The students had done two quizzes at home, and the Do Now sampled questions from Quiz 1. For Quiz 2, I wanted to do a different style of follow-up work, so the first thing I did was have them get their mini-whiteboards out (17 seconds in complete silence, not our PB but not bad). I then showed this:

These are the three questions with the lowest scores at home. I want to know that they can answer them now, so I first ask them to do the second question on their boards (I’m going to come back to the first). I highlight the second question to make sure that they don’t miss a part of my instruction and auto-pilot to answering the first one. We do the next one on miniwhiteboards too, and I’m pleased that other than one or two students they all get them right (I note which students as I may talk to them later).
When I marked the students’ work and checked their self-assessment earlier in the morning, Carousel allowed me to highlight particular responses. These then show up as the next part of the Feedback screen, and they’re great for sparking discussion. For example, I put this up on the board:

When I first started doing this, I asked things like “what’s wrong with this” or similar, but now I’m really careful with my words.
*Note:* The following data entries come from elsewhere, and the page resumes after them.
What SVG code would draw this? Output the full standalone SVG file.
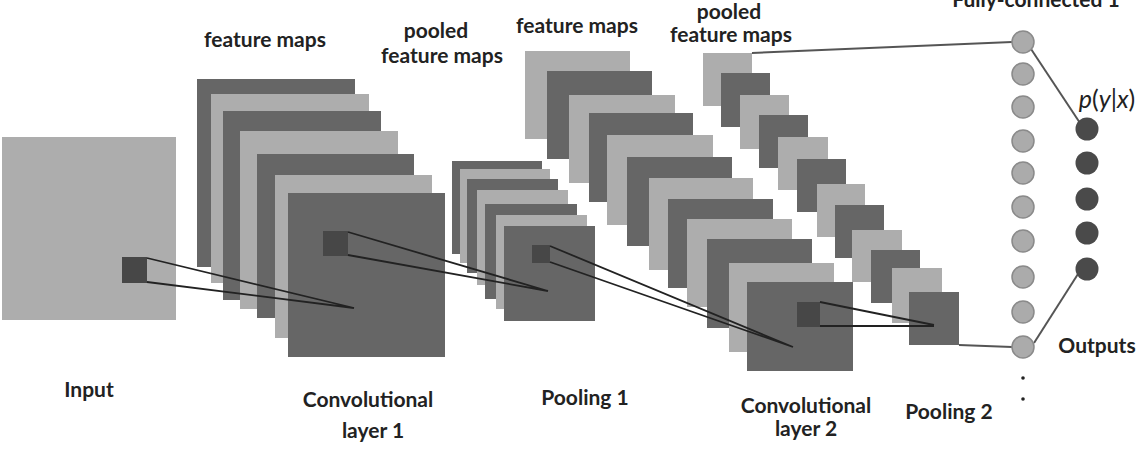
<svg xmlns="http://www.w3.org/2000/svg" width="1146" height="462" viewBox="0 0 1146 462">
<style>
.d{fill:#666666}
.l{fill:#adadad}
.k{fill:#474747}
.t{font-family:Lato,"Liberation Sans",sans-serif;font-weight:bold;font-size:21px;fill:#222;text-anchor:middle}
.c{stroke:#222;stroke-width:1.8;fill:none}
.w{stroke:#555;stroke-width:2;fill:none}
.fc{fill:#ababab;stroke:#8a8a8a;stroke-width:1.5}
.o{fill:#4a4a4a}
</style>
<rect width="1146" height="462" fill="#fff"/>
<g id="input">
<rect class="l" x="2" y="137" width="174" height="183"/>
<rect class="k" x="122" y="257" width="25" height="26"/>
<text class="t" x="89" y="397">Input</text>
</g>
<g id="conv1">
<rect class="d" x="197" y="79" width="158" height="188"/>
<rect class="l" x="211" y="94" width="158" height="189"/>
<rect class="d" x="223" y="111" width="158" height="189"/>
<rect class="l" x="240" y="131" width="158" height="178"/>
<rect class="d" x="257" y="154" width="157" height="164"/>
<rect class="l" x="275" y="175" width="157" height="163"/>
<rect class="d" x="288" y="193" width="157" height="164"/>
<rect class="k" x="323" y="231" width="25" height="25"/>
<text class="t" x="265" y="47">feature maps</text>
<text class="t" x="368" y="407">Convolutional</text>
<text class="t" x="373" y="438">layer 1</text>
</g>
<g id="pool1">
<rect class="d" x="452" y="161" width="90" height="93"/>
<rect class="l" x="460" y="169" width="90" height="94"/>
<rect class="d" x="467" y="179" width="91" height="94"/>
<rect class="l" x="477" y="190" width="91" height="95"/>
<rect class="d" x="485" y="204" width="92" height="95"/>
<rect class="l" x="496" y="215" width="91" height="94"/>
<rect class="d" x="504" y="226" width="91" height="95"/>
<rect class="k" x="532" y="245" width="18" height="18"/>
<text class="t" x="436" y="38">pooled</text>
<text class="t" x="442" y="63">feature maps</text>
<text class="t" x="585" y="405">Pooling 1</text>
</g>
<g id="conv2">
<rect class="l" x="525" y="51" width="105" height="88"/>
<rect class="d" x="547" y="71" width="105" height="88"/>
<rect class="l" x="569" y="95" width="106" height="88"/>
<rect class="d" x="589" y="113" width="104" height="89"/>
<rect class="l" x="607" y="135" width="106" height="90"/>
<rect class="d" x="627" y="157" width="105" height="89"/>
<rect class="l" x="649" y="178" width="104" height="92"/>
<rect class="d" x="668" y="199" width="105" height="89"/>
<rect class="l" x="687" y="219" width="105" height="88"/>
<rect class="d" x="707" y="239" width="105" height="89"/>
<rect class="l" x="729" y="263" width="105" height="89"/>
<rect class="d" x="747" y="282" width="106" height="89"/>
<rect class="k" x="797" y="302" width="23" height="25"/>
<text class="t" x="577" y="33">feature maps</text>
<text class="t" x="806" y="413">Convolutional</text>
<text class="t" x="806" y="436">layer 2</text>
</g>
<g id="pool2">
<rect class="l" x="703" y="53" width="49" height="53"/>
<rect class="d" x="721" y="73" width="49" height="54"/>
<rect class="l" x="740" y="95" width="49" height="54"/>
<rect class="d" x="759" y="115" width="49" height="53"/>
<rect class="l" x="778" y="137" width="50" height="53"/>
<rect class="d" x="797" y="159" width="49" height="53"/>
<rect class="l" x="817" y="184" width="48" height="53"/>
<rect class="d" x="835" y="205" width="49" height="53"/>
<rect class="l" x="852" y="230" width="50" height="52"/>
<rect class="d" x="871" y="250" width="49" height="53"/>
<rect class="l" x="892" y="268" width="50" height="55"/>
<rect class="d" x="909" y="292" width="50" height="53"/>
<text class="t" x="729" y="19">pooled</text>
<text class="t" x="731" y="42">feature maps</text>
<text class="t" x="949" y="419">Pooling 2</text>
</g>
<g id="connectors">
<path class="c" d="M147 258 L354 308 M147 282 L354 308"/>
<path class="c" d="M348 232 L548 291 M348 255 L548 291"/>
<path class="c" d="M550 246 L793 347 M550 262 L793 347"/>
<path class="c" d="M820 302 L934 325 M820 326 L934 326"/>
<path class="w" d="M752 53 L1012 42"/>
<path class="w" d="M1031 49 L1080 123"/>
<path class="w" d="M959 345 L1012 347"/>
<path class="w" d="M1034 343 L1078 274"/>
</g>
<g id="fc1">
<circle class="fc" cx="1023" cy="42" r="11"/>
<circle class="fc" cx="1023" cy="74" r="11"/>
<circle class="fc" cx="1023" cy="107" r="11"/>
<circle class="fc" cx="1023" cy="141" r="11"/>
<circle class="fc" cx="1023" cy="173" r="11"/>
<circle class="fc" cx="1023" cy="207" r="11"/>
<circle class="fc" cx="1023" cy="241" r="11"/>
<circle class="fc" cx="1023" cy="277" r="11"/>
<circle class="fc" cx="1023" cy="312" r="11"/>
<circle class="fc" cx="1023" cy="347" r="11"/>
<circle cx="1023" cy="378" r="1.8" fill="#222"/>
<circle cx="1023" cy="399" r="1.8" fill="#222"/>
<text class="t" x="1036" y="7">Fully-connected 1</text>
</g>
<g id="outputs">
<circle class="o" cx="1087" cy="129" r="11.5"/>
<circle class="o" cx="1087" cy="163" r="11.5"/>
<circle class="o" cx="1087" cy="199" r="11.5"/>
<circle class="o" cx="1087" cy="233" r="11.5"/>
<circle class="o" cx="1087" cy="269" r="11.5"/>
<text class="t" x="1107" y="108" style="font-weight:normal;font-size:25px"><tspan font-style="italic">p</tspan>(<tspan font-style="italic">y</tspan>|<tspan font-style="italic">x</tspan>)</text>
<text class="t" x="1097" y="353">Outputs</text>
</g>
</svg>
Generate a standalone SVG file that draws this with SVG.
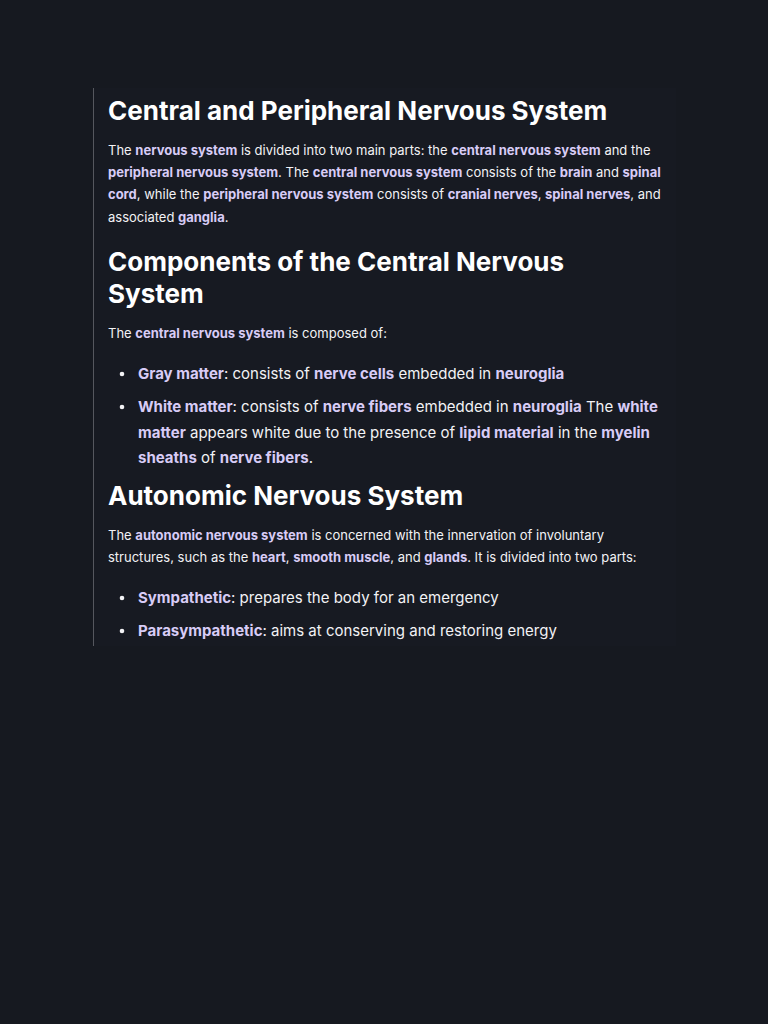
<svg xmlns="http://www.w3.org/2000/svg" width="768" height="1024" viewBox="0 0 768 1024">
<style>
text{font-family:Inter,"Noto Sans",sans-serif;fill:#f2f2f5}
.h{font-size:26px;font-weight:700;fill:#ffffff}
.p{font-size:13px}
.l{font-size:15px}
.b{font-weight:700;fill:#d8ccf6}
</style>
<rect width="768" height="1024" fill="#161920"/>
<rect x="94" y="88" width="582" height="558" fill="#171a22"/>
<line x1="93.5" y1="88" x2="93.5" y2="646" stroke="#55575e" stroke-width="1"/>
<text class="h" x="108" y="120">Central and Peripheral Nervous System</text>
<text class="p" x="108" y="155">The <tspan class="b">nervous system</tspan> is divided into two main parts: the <tspan class="b">central nervous system</tspan> and the</text>
<text class="p" x="108" y="177"><tspan class="b">peripheral nervous system</tspan>. The <tspan class="b">central nervous system</tspan> consists of the <tspan class="b">brain</tspan> and <tspan class="b">spinal</tspan></text>
<text class="p" x="108" y="199"><tspan class="b">cord</tspan>, while the <tspan class="b">peripheral nervous system</tspan> consists of <tspan class="b">cranial nerves</tspan>, <tspan class="b">spinal nerves</tspan>, and</text>
<text class="p" x="108" y="222">associated <tspan class="b">ganglia</tspan>.</text>
<text class="h" x="108" y="271">Components of the Central Nervous</text>
<text class="h" x="108" y="303">System</text>
<text class="p" x="108" y="338">The <tspan class="b">central nervous system</tspan> is composed of:</text>
<circle cx="122" cy="374" r="2.3" fill="#f2f2f5"/>
<text class="l" x="138" y="379"><tspan class="b">Gray matter</tspan>: consists of <tspan class="b">nerve cells</tspan> embedded in <tspan class="b">neuroglia</tspan></text>
<circle cx="122" cy="407" r="2.3" fill="#f2f2f5"/>
<text class="l" x="138" y="412"><tspan class="b">White matter</tspan>: consists of <tspan class="b">nerve fibers</tspan> embedded in <tspan class="b">neuroglia</tspan> The <tspan class="b">white</tspan></text>
<text class="l" x="138" y="438"><tspan class="b">matter</tspan> appears white due to the presence of <tspan class="b">lipid material</tspan> in the <tspan class="b">myelin</tspan></text>
<text class="l" x="138" y="463"><tspan class="b">sheaths</tspan> of <tspan class="b">nerve fibers</tspan>.</text>
<text class="h" x="108" y="505">Autonomic Nervous System</text>
<text class="p" x="108" y="540">The <tspan class="b">autonomic nervous system</tspan> is concerned with the innervation of involuntary</text>
<text class="p" x="108" y="562">structures, such as the <tspan class="b">heart</tspan>, <tspan class="b">smooth muscle</tspan>, and <tspan class="b">glands</tspan>. It is divided into two parts:</text>
<circle cx="122" cy="598" r="2.3" fill="#f2f2f5"/>
<text class="l" x="138" y="603"><tspan class="b">Sympathetic</tspan>: prepares the body for an emergency</text>
<circle cx="122" cy="631" r="2.3" fill="#f2f2f5"/>
<text class="l" x="138" y="636"><tspan class="b">Parasympathetic</tspan>: aims at conserving and restoring energy</text>
</svg>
I don’t just want a sea of students giving me the correct answer. What I want is to excavate the error: this particular student has conflated “magnification” with “focus.” These are both processes to do with microscopes, and this conflation is an extremely common error and I want to tackle it head on and deliberately unpick the strands. So instead of saying “what’s wrong with this” I say “what was the student thinking of when they wrote this?” and get to have a great conversation with the class about the conflation. Nice.
Here’s a little table showing the remaining things I highlighted:
| Question | Answer I highlighted | Reason I highlighted it | Question I asked |
| Name five organelles that are present in animal and plant cells | nucleus cell membrane ribosomes mitochondria ribosomes chloroplast | Repetition indicates not having checked their work, substitution of chloroplast for cytoplasm is a common conflation | “what two things in this list need to be removed” “what could the student have done to make sure they didn’t repeat ribosome” |
| Give two properties of gases | random arrangement, not touching | This shows a confusion between properties (like whether the substance can be compressed or can flow) with its particle arrangement (random motion, not touching). This is one of the most important “big ideas” in chemistry. | “this [points] is a good answer to a different question. What’s the question that goes with this answer?” |
| Where are palisade cells found? | in the leaves | I prefer them to say “at the top of the leaves”. The student who wrote this had marked it as correct, when I expect more precision. | “this student marked this as correct, and I changed it to incorrect. Why did I change it?” “why does it upset me when students mark things like this as correct?” [I asked this to Dave via Cold Call to check that our conversation {which nobody else heard} had been properly understood] |
Doing this also further reinforces the message to the student that “I read and check all your work.” All too often we don’t convey this message enough, and students – rightly or wrongly – think “well, sir never checks it anyway so I’m not going to bother.”
After all that, it was time to press on with the lesson, and 18 minutes had passed since the students started walking through the door. A good use of time I reckon.